Instructions to follow:
Exactly the lines from the one with "Convert this chart to Bokeh code." through the one with "Serif, Noto Sans" should be returned, both ends included and nothing else. Omit any pictures.

Exercise data:
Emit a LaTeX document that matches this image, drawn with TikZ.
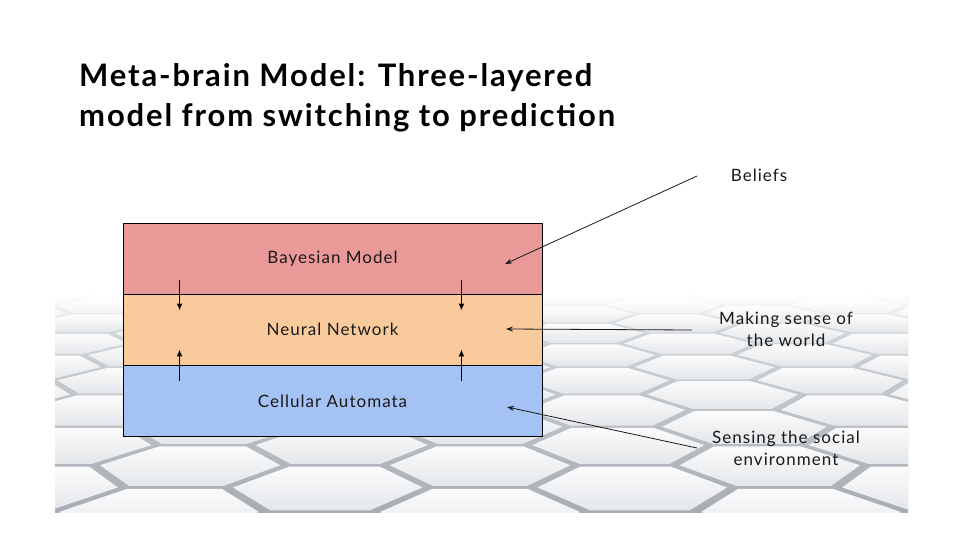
\documentclass[tikz,border=0pt]{standalone}
\usepackage{fontspec}
\setmainfont{Lato}[LetterSpace=6]
\usetikzlibrary{arrows.meta,calc,fadings}
\definecolor{bayescol}{HTML}{EA9999}
\definecolor{neuralcol}{HTML}{F9CB9C}
\definecolor{cellcol}{HTML}{A4C2F4}
\definecolor{gaplo}{HTML}{A7ADB3}
\definecolor{gaphi}{HTML}{D8DCDF}
\definecolor{tilelo}{HTML}{E4E7EA}
\definecolor{tilehi}{HTML}{FBFBFC}
\definecolor{ink}{HTML}{1A1A1A}
\tikzfading[name=fadetop, top color=transparent!0, bottom color=transparent!100]
\begin{document}
\begin{tikzpicture}[x=1pt,y=-1pt,
  layer/.style={draw=black, line width=0.9pt, minimum width=419pt,
    minimum height=71pt, inner sep=0pt, font=\fontsize{17}{20}\selectfont, text=ink},
  note/.style={font=\fontsize{17}{22}\selectfont, text=ink, align=center, inner sep=0pt},
  flow/.style={line width=1.5pt, -{Latex[length=7pt,width=6pt]}},
  conn/.style={line width=0.8pt, draw=ink, -{Stealth[length=7pt,width=5pt]}}]
\useasboundingbox (0,0) rectangle (960,540);
\fill[white] (0,0) rectangle (960,540);

% hexagonal tiled floor seen in perspective
\begin{scope}
  \clip (55,295) rectangle (908,512);
  \shade[top color=gaphi, bottom color=gaplo] (55,295) rectangle (908,512);
  \def\ha{107}\def\hr{100}\def\D{1725}\def\cx{480}\def\yb{512}\def\yh{30}
  \foreach \i in {-7,...,7}{
    \foreach \j in {-1,...,9}{
      \pgfmathsetmacro\cu{\i*1.5*\ha}
      \pgfmathsetmacro\cw{\j*1.7320508*\ha+mod(abs(\i),2)*0.8660254*\ha}
      \foreach \k in {0,...,5}{
        \pgfmathsetmacro\wu{\cu+\hr*cos(60*\k)}
        \pgfmathsetmacro\ww{\cw+\hr*sin(60*\k)}
        \pgfmathsetmacro\ss{\D/(\D+\ww)}
        \coordinate (h\k) at ({\cx+\wu*\ss},{\yh+(\yb-\yh)*\ss});
      }
      \shade[top color=tilehi, bottom color=tilelo]
        (h0)--(h1)--(h2)--(h3)--(h4)--(h5)--cycle;
    }
  }
  \fill[white,path fading=fadetop] (55,294) rectangle (908,328);
\end{scope}

% title
\node[anchor=north west, inner sep=0pt, align=left, text=black,
  font=\bfseries\fontsize{31}{40}\selectfont] (title) at (79,63)
  {Meta-brain Model: Three-layered\\model from switching to prediction};

% the three layers
\node[layer, fill=bayescol] (bayes) at (332.5,258.5) {Bayesian Model};
\node[layer, fill=neuralcol] (neural) at (332.5,329.5) {Neural Network};
\node[layer, fill=cellcol] (cell) at (332.5,401) {Cellular Automata};

% flows between layers
\draw[flow] ($(bayes.south west)+(57,-14)$) -- ($(neural.north west)+(57,17)$);
\draw[flow] ($(bayes.south east)+(-81,-14)$) -- ($(neural.north east)+(-81,17)$);
\draw[flow] ($(cell.north west)+(57,16)$) -- ($(neural.south west)+(57,-16)$);
\draw[flow] ($(cell.north east)+(-81,16)$) -- ($(neural.south east)+(-81,-16)$);

% annotations
\node[note] (beliefs) at (759,175) {Beliefs};
\node[note] (sense) at (786,329) {Making sense of\\the world};
\node[note] (social) at (786,448) {Sensing the social\\environment};

\coordinate (btail) at (697,176);
\coordinate (btip) at (505,264);
\coordinate (stail) at (692,330);
\coordinate (stip) at (506,329);
\coordinate (ctail) at (697,448);
\coordinate (ctip) at (507,407);
\draw[conn] (btail) -- (btip);
\draw[conn] (stail) -- (stip);
\draw[conn] (ctail) -- (ctip);
\end{tikzpicture}
\end{document}
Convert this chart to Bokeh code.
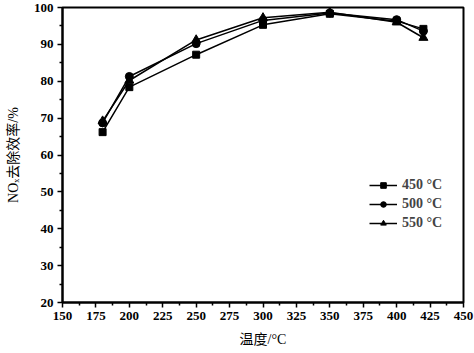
from bokeh.plotting import figure
from bokeh.models import Range1d, FixedTicker, Legend, LegendItem
from bokeh.embed import file_html
from bokeh.resources import INLINE

temps = [180, 200, 250, 300, 350, 400, 420]
s450 = [66.2, 78.4, 87.2, 95.3, 98.3, 96.3, 94.2]
s500 = [68.7, 81.3, 90.2, 96.5, 98.5, 96.7, 93.6]
s550 = [69.2, 80.2, 91.2, 97.2, 98.7, 96.0, 91.8]
labels = ["450 °C", "500 °C", "550 °C"]
x_ticks = list(range(150, 451, 25))
y_ticks = list(range(20, 101, 10))

SERIF = "Liberation Serif, Noto Sans CJK SC"

p = figure(width=474, height=353, output_backend="svg", toolbar_location=None,
           x_range=Range1d(150, 450), y_range=Range1d(20, 100),
           min_border_left=62, min_border_right=11, min_border_top=7, min_border_bottom=51)
p.background_fill_color = "white"
p.border_fill_color = "white"
p.grid.visible = False
p.outline_line_color = "black"
p.outline_line_width = 2

for ax in (p.xaxis[0], p.yaxis[0]):
    ax.axis_line_color = "black"
    ax.axis_line_width = 2
    ax.major_tick_line_color = "black"
    ax.minor_tick_line_color = "black"
    ax.major_tick_line_width = 1.5
    ax.minor_tick_line_width = 1.5
    ax.major_tick_out = 5
    ax.major_tick_in = 0
    ax.minor_tick_out = 3
    ax.minor_tick_in = 0
    ax.major_label_text_font = "Liberation Serif"
    ax.major_label_text_font_style = "bold"
    ax.major_label_text_font_size = "13px"
    ax.major_label_text_color = "black"
    ax.axis_label_text_font = SERIF
    ax.axis_label_text_font_style = "normal"
    ax.axis_label_text_font_size = "14px"
    ax.axis_label_text_color = "black"

p.xaxis.ticker = FixedTicker(ticks=x_ticks, minor_ticks=[v + 12.5 for v in x_ticks[:-1]])
p.yaxis.ticker = FixedTicker(ticks=y_ticks, minor_ticks=[v + 5 for v in y_ticks[:-1]])
p.xaxis.axis_label = "温度/°C"
p.yaxis.axis_label = "NOₓ去除效率/%"
p.xaxis.major_label_standoff = 4
p.xaxis.axis_label_standoff = 9
p.yaxis.major_label_standoff = 4
p.yaxis.axis_label_standoff = 10

items = []
for ys, lab, mk, sz in [(s450, labels[0], "square", 7), (s500, labels[1], "circle", 8), (s550, labels[2], "triangle", 9)]:
    ln = p.line(temps, ys, line_color="black", line_width=1.5)
    sc = p.scatter(temps, ys, marker=mk, size=sz, fill_color="black", line_color="black")
    items.append(LegendItem(label=lab, renderers=[ln, sc]))

legend = Legend(items=items, location=(307, 71))
legend.border_line_color = None
legend.background_fill_alpha = 0
legend.label_text_font = "Liberation Serif"
legend.label_text_font_style = "bold"
legend.label_text_font_size = "14px"
legend.glyph_width = 28
legend.glyph_height = 14
legend.spacing = 3
legend.label_standoff = 5
legend.padding = 0
legend.margin = 0
p.add_layout(legend, "center")

open("out.html", "w").write(file_html(p, INLINE))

Response to this task:
Convert this chart to Bokeh code.
from bokeh.plotting import figure
from bokeh.models import Range1d, FixedTicker, Legend, LegendItem
from bokeh.embed import file_html
from bokeh.resources import INLINE

temps = [180, 200, 250, 300, 350, 400, 420]
s450 = [66.2, 78.4, 87.2, 95.3, 98.3, 96.3, 94.2]
s500 = [68.7, 81.3, 90.2, 96.5, 98.5, 96.7, 93.6]
s550 = [69.2, 80.2, 91.2, 97.2, 98.7, 96.0, 91.8]
labels = ["450 °C", "500 °C", "550 °C"]
x_ticks = list(range(150, 451, 25))
y_ticks = list(range(20, 101, 10))

SERIF = "Liberation Serif, Noto Sans CJK SC"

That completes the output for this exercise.